Glucocorticoids – cortisol from the adrenal cortex leads to gluconeogenesis, glycogenolysis, proteolysis and lipolysis and enhances adrenaline’s vasoconstrictive effects.
Mineralocorticoids – aldosterone increases sodium reabsorption in the renal tubules, resulting in the reduction of urine output and increase in intravascular volume, providing compensation for stress and fluid/blood loss.
Antidiuretic hormone (ADH) – targets kidney tubules and inhibits or prevents urine formation. Less urine is produced, blood volume increases and the thirst response will be aroused.
Pain
The visual analogue scale – a straight line, usually 10 cm in length, with one extreme marked ‘no pain at all’ and the other end marked ‘worst possible pain’. Descriptive words may be added.
Numerical rating scales are marked 0–10, with 0 signifying ‘no pain’ and 10 meaning ‘unbearable pain’.
Verbal rating scales or verbal descriptors use 4–5 preset categories and consist of a list of adjectives that describe levels of pain intensity by extremes (‘no pain’, ‘mild pain’, ‘discomfort’, ‘severe/distressing pain’, ‘excruciating/very severe pain’).
The Bourbonnais pain assessment tool – two pain assessment tools designed to complement each other, one for the patient and one for the nurse. The tool consists of two parts: a scale ranging from 0 (reflecting no pain) to 10 (reflecting excruciating pain) and a list of adjectives which describe different perceptions of pain. The person experiencing pain is then asked to match the word or words that describe his pain to the number, which corresponds to the intensity of the pain.
The London pain chart – includes a body outline to record the site of pain, a verbal descriptor scale for intensity and measures to relieve pain.

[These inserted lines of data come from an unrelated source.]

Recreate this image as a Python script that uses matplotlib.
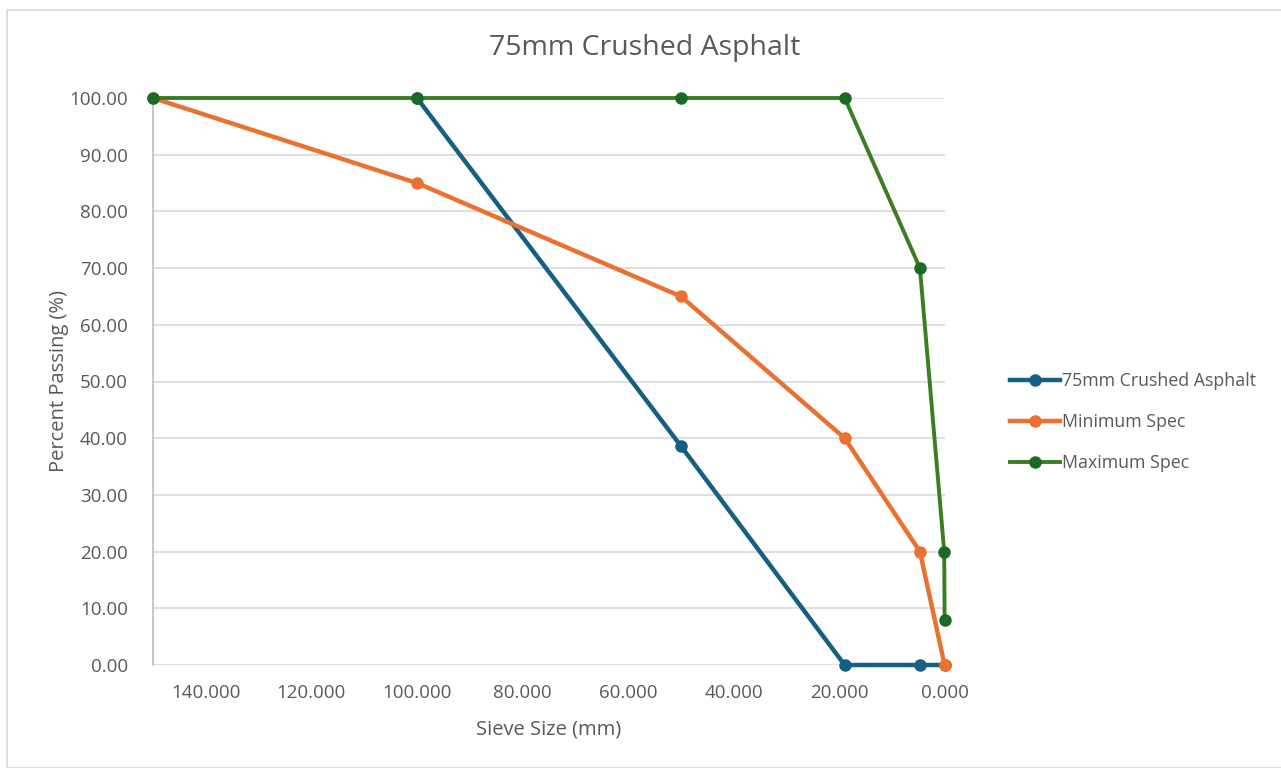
import matplotlib
matplotlib.use('Agg')
import matplotlib.pyplot as plt
import matplotlib.patches as patches
from matplotlib.ticker import FormatStrFormatter, MultipleLocator

# sieve sizes (mm) and percent passing
asphalt_x = [100, 50, 19, 4.75, 0.075]
asphalt_y = [100, 38.6, 0, 0, 0]
min_x = [150, 100, 50, 19, 4.75, 0.075]
min_y = [100, 85, 65, 40, 20, 0]
max_x = [150, 100, 50, 19, 4.75, 0.15, 0.075]
max_y = [100, 100, 100, 100, 70, 20, 8]

TEXT = '#595959'
plt.rcParams['font.family'] = ['Open Sans', 'DejaVu Sans']

fig = plt.figure(figsize=(12.81, 7.68), dpi=100)
# chart area border
fig.add_artist(patches.Rectangle((7 / 1281, 0.0), 1.0, 1 - 10 / 768,
                                 transform=fig.transFigure, fill=False,
                                 edgecolor='#d9d9d9', linewidth=1.2))

ax = fig.add_axes([153 / 1281, 1 - 665 / 768, 792 / 1281, 567 / 768])

ax.plot(asphalt_x, asphalt_y, color='#156082', lw=3.2, marker='o', ms=8,
        label='75mm Crushed Asphalt', zorder=3, clip_on=False)
ax.plot(min_x, min_y, color='#E97132', lw=3.2, marker='o', ms=8,
        label='Minimum Spec', zorder=3, clip_on=False)
ax.plot(max_x, max_y, color='#3B7D23', lw=2.8, marker='o', ms=8,
        mfc='#196B24', mec='#196B24', label='Maximum Spec', zorder=4,
        clip_on=False)

ax.set_xlim(150, 0)
ax.set_ylim(0, 100)
ax.set_xticks([140, 120, 100, 80, 60, 40, 20, 0])
ax.yaxis.set_major_locator(MultipleLocator(10))
ax.xaxis.set_major_formatter(FormatStrFormatter('%.3f'))
ax.yaxis.set_major_formatter(FormatStrFormatter('%.2f'))
ax.grid(axis='y', color='#d9d9d9', linewidth=1.2)
ax.set_axisbelow(True)
for s in ['top', 'right', 'bottom']:
    ax.spines[s].set_visible(False)
ax.spines['left'].set_color('#bfbfbf')
ax.spines['left'].set_linewidth(1.2)
ax.tick_params(length=0, labelsize=13.5, colors=TEXT)
ax.tick_params(axis='y', pad=18)
ax.tick_params(axis='x', pad=14)

ax.set_xlabel('Sieve Size (mm)', fontsize=14.5, color=TEXT, labelpad=12)
ax.set_ylabel('Percent Passing (%)', fontsize=14.5, color=TEXT, labelpad=0)
fig.text(645 / 1281, 1 - 48 / 768, '75mm Crushed Asphalt', ha='center',
         va='center', fontsize=20.5, color=TEXT)

fig.legend(loc='center left', bbox_to_anchor=(994 / 1281, 1 - 422 / 768),
           frameon=False, fontsize=12.8, labelcolor=TEXT, handlelength=2.8,
           handletextpad=0.15, labelspacing=1.28)

fig.savefig('out.png', dpi=100)
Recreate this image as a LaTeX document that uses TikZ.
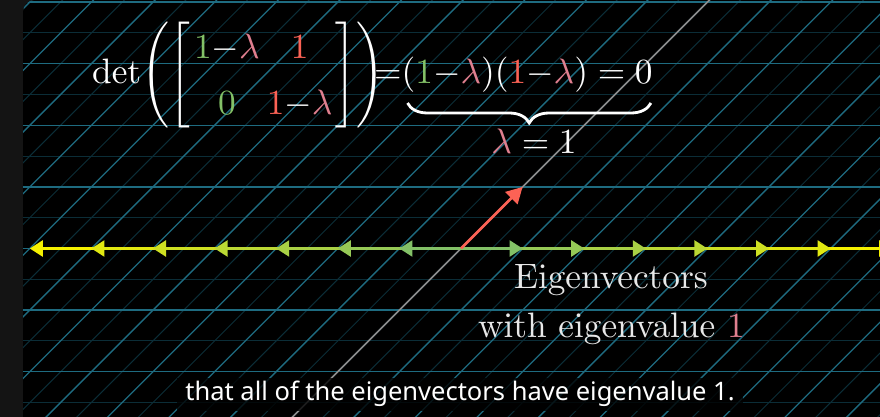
\documentclass[tikz,border=0pt]{standalone}
\usepackage{amsmath}
\usepackage{graphicx}
\usepackage[no-math]{fontspec}
\newfontfamily\subfont{Noto Sans}
\usetikzlibrary{arrows.meta,decorations.pathreplacing,calc}
\font\labfont=cmr10 at 35.3pt
\newcommand\eqscale{3.53}
\newcommand\dl[1]{\mathopen{\hbox{$\nulldelimiterspace=0pt\left#1\vcenter to 31pt{}\right.$}}}
\newcommand\dr[1]{\mathclose{\hbox{$\nulldelimiterspace=0pt\left.\vcenter to 31pt{}\right#1$}}}
\definecolor{bgstrip}{HTML}{141414}
\definecolor{gridmain}{HTML}{1E6B80}
\definecolor{gridfaint}{HTML}{0B2D37}
\definecolor{mgreen}{HTML}{83C167}
\definecolor{mred}{HTML}{FC6255}
\definecolor{mpink}{HTML}{E07F8F}
\definecolor{myellow}{HTML}{F4F000}
\definecolor{axisgray}{HTML}{8C8C8C}
\definecolor{textgray}{HTML}{E8E8E8}
\begin{document}
\begin{tikzpicture}[x=1pt,y=-1pt,
  mainline/.style={gridmain,line width=1.3pt},
  faintline/.style={gridfaint,line width=1pt},
  eigarrow/.style={line width=2.4pt,-{Triangle[length=13pt,width=16pt]}},
  mathtxt/.style={white,inner sep=0pt,font=\fontsize{10}{12}\selectfont},
  labeltxt/.style={textgray,inner sep=0pt,font=\labfont},
  subbox/.style={fill=black,fill opacity=0.8,text opacity=1,text=white,inner xsep=8pt,
    minimum height=33pt,font=\subfont\fontsize{25.5}{30}\selectfont}]
\useasboundingbox (0,0) rectangle (880,417);
\fill[bgstrip] (0,0) rectangle (880,417);
\fill[black,rounded corners=12pt] (23,0) rectangle (900,440);
\coordinate (O) at (461,248.5);
\begin{scope}
\clip[rounded corners=12pt] (23,0) rectangle (900,440);
% faint lines
\foreach \k in {-4,...,4}{
  \draw[faintline] (23,{248.5-61.6*(\k+0.5)}) -- (880,{248.5-61.6*(\k+0.5)});
}
\foreach \k in {-13,...,10}{
  \draw[faintline] ({461+61.6*(\k+0.5)-200},{248.5+200}) -- ({461+61.6*(\k+0.5)+270},{248.5-270});
}
% main lines
\foreach \k in {-3,...,4}{
  \draw[mainline] (23,{248.5-61.6*\k}) -- (880,{248.5-61.6*\k});
}
\foreach \k in {-12,...,10}{
  \draw[mainline] ({461+61.6*\k-200},{248.5+200}) -- ({461+61.6*\k+270},{248.5-270});
}
% transformed y-axis
\draw[axisgray,line width=1.5pt] ($(O)+(-200,200)$) -- ($(O)+(270,-270)$);
% eigenvectors along the x-axis
\foreach \k in {7,6,...,1}{
  \pgfmathsetmacro{\p}{(\k-1)/6*100}
  \colorlet{vc}{myellow!\p!mgreen}
  \coordinate (R\k) at ($(O)+(61.6*\k,0)$);
  \coordinate (L\k) at ($(O)+(-61.6*\k,0)$);
  \draw[eigarrow,vc] (O) -- (R\k);
  \draw[eigarrow,vc] (O) -- (L\k);
}
% red vector
\coordinate (V) at ($(O)+(61.6,-61.6)$);
\draw[mred,line width=2.6pt,-{Triangle[length=16pt,width=17pt]}] (O) -- (V);
\end{scope}
% equation
\node[mathtxt,anchor=base west] (eqA) at (92,84)
  {\scalebox{\eqscale}{$\renewcommand{\arraystretch}{1.325}\det\dl(\dl[\begin{array}{@{\hspace{1.2pt}}c@{\hspace{2pt}}c@{\hspace{1pt}}}
  {\color{mgreen}1}{-}{\color{mpink}\lambda} & {\color{mred}1}\\
  {\color{mgreen}0} & {\color{mred}1}{-}{\color{mpink}\lambda}
  \end{array}\dr]\dr)$}};
\node[mathtxt,anchor=base west] (eqE) at (374,84) {\scalebox{\eqscale}{$=$}};
\node[mathtxt,anchor=base west] (eqB) at (401.5,84)
  {\scalebox{\eqscale}{$({\color{mgreen}1}{-}{\color{mpink}\lambda})({\color{mred}1}{-}{\color{mpink}\lambda})=0$}};
\coordinate (bl) at (0,103);
\draw[white,line width=2.8pt,decorate,decoration={brace,mirror,amplitude=20pt}]
  ([xshift=6pt]eqB.south west |- bl) -- ([xshift=-2pt]eqB.south east |- bl);
\node[mathtxt,anchor=base] (lam) at (534,153)
  {\scalebox{\eqscale}{${\color{mpink}\lambda}=1$}};
% labels
\node[labeltxt,anchor=base] (lab1) at (611,288) {Eigenvectors};
\node[labeltxt,anchor=base] (lab2) at (611.5,337) {with eigenvalue {\color{mpink}1}};
% subtitle
\node[subbox] (sub) at (460,394) {that all of the eigenvectors have eigenvalue 1.};
\end{tikzpicture}
\end{document}
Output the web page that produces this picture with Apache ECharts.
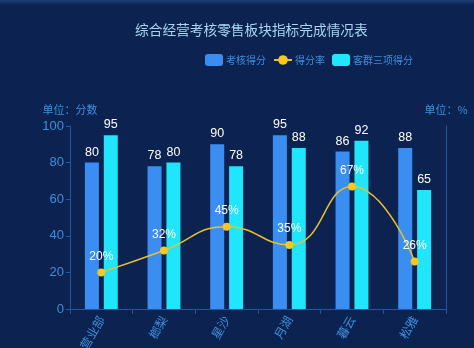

Once assessed, it is imperative that the pain is treated, as a failure to relieve pain is morally and ethically unacceptable (see Section 5 for pain relief). Pain can have a detrimental effect on a patient’s condition and can significantly slow recovery. The under-treatment of pain can lead to:
Decreased tidal volumes and alveolar ventilation, leading to decreased oxygen delivery to organs.
Avoidance of coughing, resulting in an increase in secretions contributing to atelectasis and chest infections.
Avoidance of movement, leading to an increased risk of deep vein thrombosis and pulmonary embolism.
Increased stress response and sympathetic stimulation, resulting in vasoconstriction and tachycardia, raising blood pressure and increasing the workload of the heart.
Stress, which interferes with intestinal smooth muscle and leads to an increase in metabolic rate, leading to difficulties in meeting nutritional needs and possible loss of weight.
Under-management of pain
Healthcare professionals
Poor knowledge of pain management.
Inappropriate attitudes (cancer pain is inevitable).
Poor clinical skills (assessing pain).
Inappropriate beliefs regarding the management of cancer pain (fears of addiction and tolerance to opiates).
A lack of appreciation of the non-physical manifestations of cancer pain.
Individual patient
Low expectations of pain management and a belief that pain is inevitable.
Inappropriate beliefs regarding pain management strategies (fear of addiction and tolerance).
Beliefs that side-effects of medication are inevitable (sedation).
Good pain relief can reduce these responses to pain, and lead to a safer and improved recovery.